** Begin Supplied material **

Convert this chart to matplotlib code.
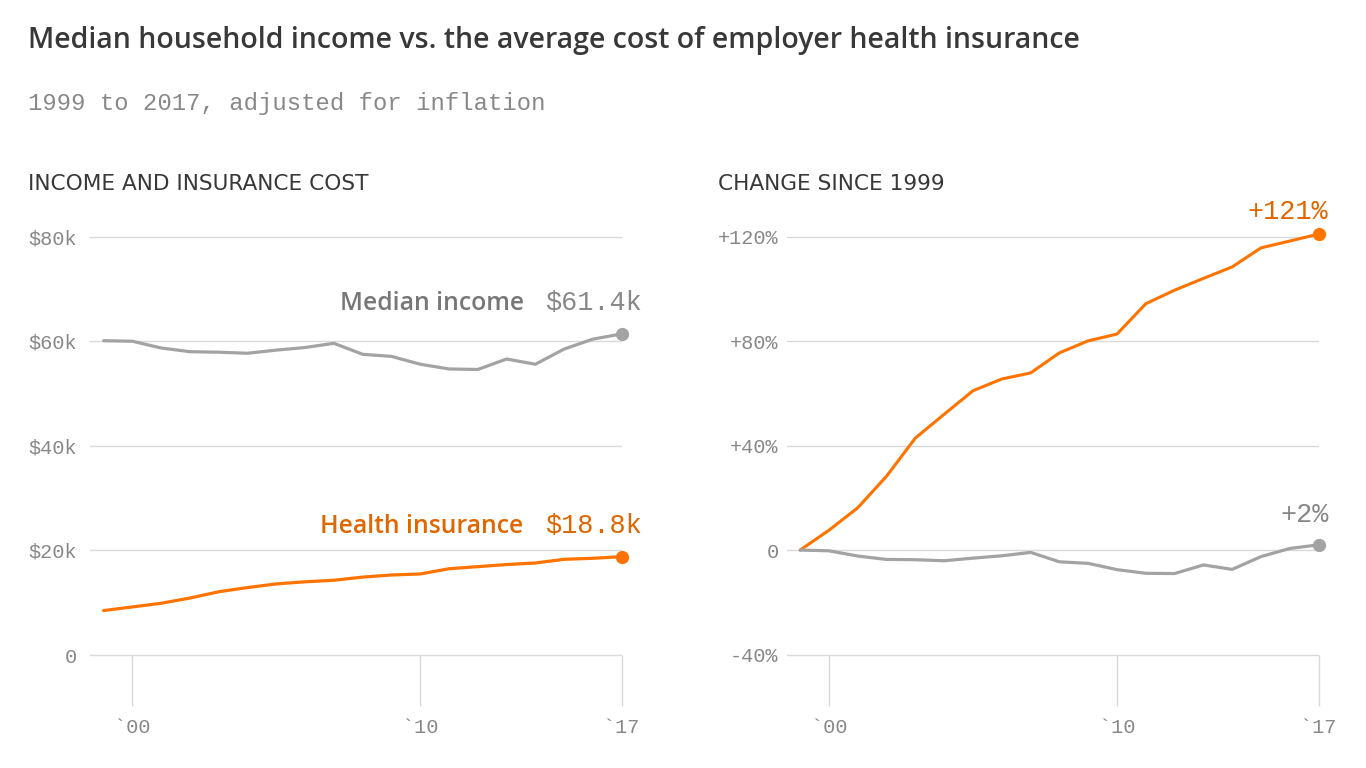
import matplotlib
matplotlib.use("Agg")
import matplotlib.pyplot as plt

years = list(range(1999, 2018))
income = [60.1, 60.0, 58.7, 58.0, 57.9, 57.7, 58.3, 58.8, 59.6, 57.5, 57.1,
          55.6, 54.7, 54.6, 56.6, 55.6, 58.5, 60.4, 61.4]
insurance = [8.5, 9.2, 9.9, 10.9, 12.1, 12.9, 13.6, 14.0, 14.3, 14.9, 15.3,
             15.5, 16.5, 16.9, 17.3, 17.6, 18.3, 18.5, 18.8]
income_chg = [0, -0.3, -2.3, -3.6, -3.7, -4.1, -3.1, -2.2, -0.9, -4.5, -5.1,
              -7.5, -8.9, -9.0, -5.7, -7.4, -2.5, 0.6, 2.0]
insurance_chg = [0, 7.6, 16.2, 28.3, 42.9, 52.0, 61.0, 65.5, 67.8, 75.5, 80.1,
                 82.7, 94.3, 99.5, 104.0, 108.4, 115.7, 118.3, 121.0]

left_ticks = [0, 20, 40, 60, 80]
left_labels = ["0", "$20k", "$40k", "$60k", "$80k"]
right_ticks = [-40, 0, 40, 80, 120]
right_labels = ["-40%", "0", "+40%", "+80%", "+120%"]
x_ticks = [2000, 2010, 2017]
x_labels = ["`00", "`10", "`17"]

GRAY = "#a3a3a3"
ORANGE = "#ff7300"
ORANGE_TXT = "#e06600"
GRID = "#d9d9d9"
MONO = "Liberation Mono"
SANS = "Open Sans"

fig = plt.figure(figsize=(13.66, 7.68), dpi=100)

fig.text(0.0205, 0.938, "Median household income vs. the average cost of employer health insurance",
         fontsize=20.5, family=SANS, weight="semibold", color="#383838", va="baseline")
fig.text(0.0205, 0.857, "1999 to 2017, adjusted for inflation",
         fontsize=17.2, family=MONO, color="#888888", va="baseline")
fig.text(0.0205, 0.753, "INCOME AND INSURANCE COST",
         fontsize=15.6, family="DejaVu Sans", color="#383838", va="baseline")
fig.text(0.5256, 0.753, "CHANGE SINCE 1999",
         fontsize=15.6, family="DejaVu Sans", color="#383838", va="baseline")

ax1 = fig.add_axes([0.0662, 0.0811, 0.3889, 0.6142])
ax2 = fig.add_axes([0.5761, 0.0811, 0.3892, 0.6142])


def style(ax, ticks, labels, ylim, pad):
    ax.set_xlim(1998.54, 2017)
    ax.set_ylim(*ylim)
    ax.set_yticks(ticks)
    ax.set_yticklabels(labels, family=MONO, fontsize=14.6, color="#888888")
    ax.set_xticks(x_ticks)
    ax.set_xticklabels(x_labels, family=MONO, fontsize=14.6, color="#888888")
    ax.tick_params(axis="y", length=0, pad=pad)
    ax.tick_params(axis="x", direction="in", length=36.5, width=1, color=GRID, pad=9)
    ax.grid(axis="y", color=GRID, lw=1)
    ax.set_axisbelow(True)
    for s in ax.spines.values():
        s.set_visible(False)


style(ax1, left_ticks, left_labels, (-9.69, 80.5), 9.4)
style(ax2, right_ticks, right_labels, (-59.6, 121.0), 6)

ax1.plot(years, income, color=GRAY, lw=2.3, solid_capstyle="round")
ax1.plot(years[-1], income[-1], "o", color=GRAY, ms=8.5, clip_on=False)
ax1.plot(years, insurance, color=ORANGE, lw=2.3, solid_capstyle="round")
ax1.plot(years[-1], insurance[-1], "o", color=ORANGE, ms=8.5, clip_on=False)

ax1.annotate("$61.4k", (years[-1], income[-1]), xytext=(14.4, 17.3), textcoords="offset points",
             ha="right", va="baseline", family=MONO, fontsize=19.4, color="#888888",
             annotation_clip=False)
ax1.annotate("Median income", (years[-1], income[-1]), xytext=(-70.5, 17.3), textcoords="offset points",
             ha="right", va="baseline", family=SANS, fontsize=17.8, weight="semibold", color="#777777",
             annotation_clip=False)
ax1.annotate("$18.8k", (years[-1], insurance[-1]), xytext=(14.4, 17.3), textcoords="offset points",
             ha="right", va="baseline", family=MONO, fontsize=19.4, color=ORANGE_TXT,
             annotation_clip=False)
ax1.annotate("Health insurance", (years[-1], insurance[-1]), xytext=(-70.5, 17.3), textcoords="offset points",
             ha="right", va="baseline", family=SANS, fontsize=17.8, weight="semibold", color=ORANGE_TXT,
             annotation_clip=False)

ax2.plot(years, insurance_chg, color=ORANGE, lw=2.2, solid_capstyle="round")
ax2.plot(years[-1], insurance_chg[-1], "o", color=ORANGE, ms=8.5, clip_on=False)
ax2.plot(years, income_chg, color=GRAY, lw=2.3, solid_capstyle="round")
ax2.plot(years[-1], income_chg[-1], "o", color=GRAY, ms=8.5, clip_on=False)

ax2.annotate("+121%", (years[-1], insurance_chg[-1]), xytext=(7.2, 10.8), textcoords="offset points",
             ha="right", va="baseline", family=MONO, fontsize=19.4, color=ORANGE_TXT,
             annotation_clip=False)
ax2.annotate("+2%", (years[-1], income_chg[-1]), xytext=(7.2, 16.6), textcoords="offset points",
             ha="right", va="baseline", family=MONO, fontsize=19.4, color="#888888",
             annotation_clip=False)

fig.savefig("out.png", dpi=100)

** End Supplied material **

■ Task to complete ■
Filter the data for the string "matplotlib" and copy every line that has it.

■ Result below ■
Convert this chart to matplotlib code.
import matplotlib
matplotlib.use("Agg")
import matplotlib.pyplot as plt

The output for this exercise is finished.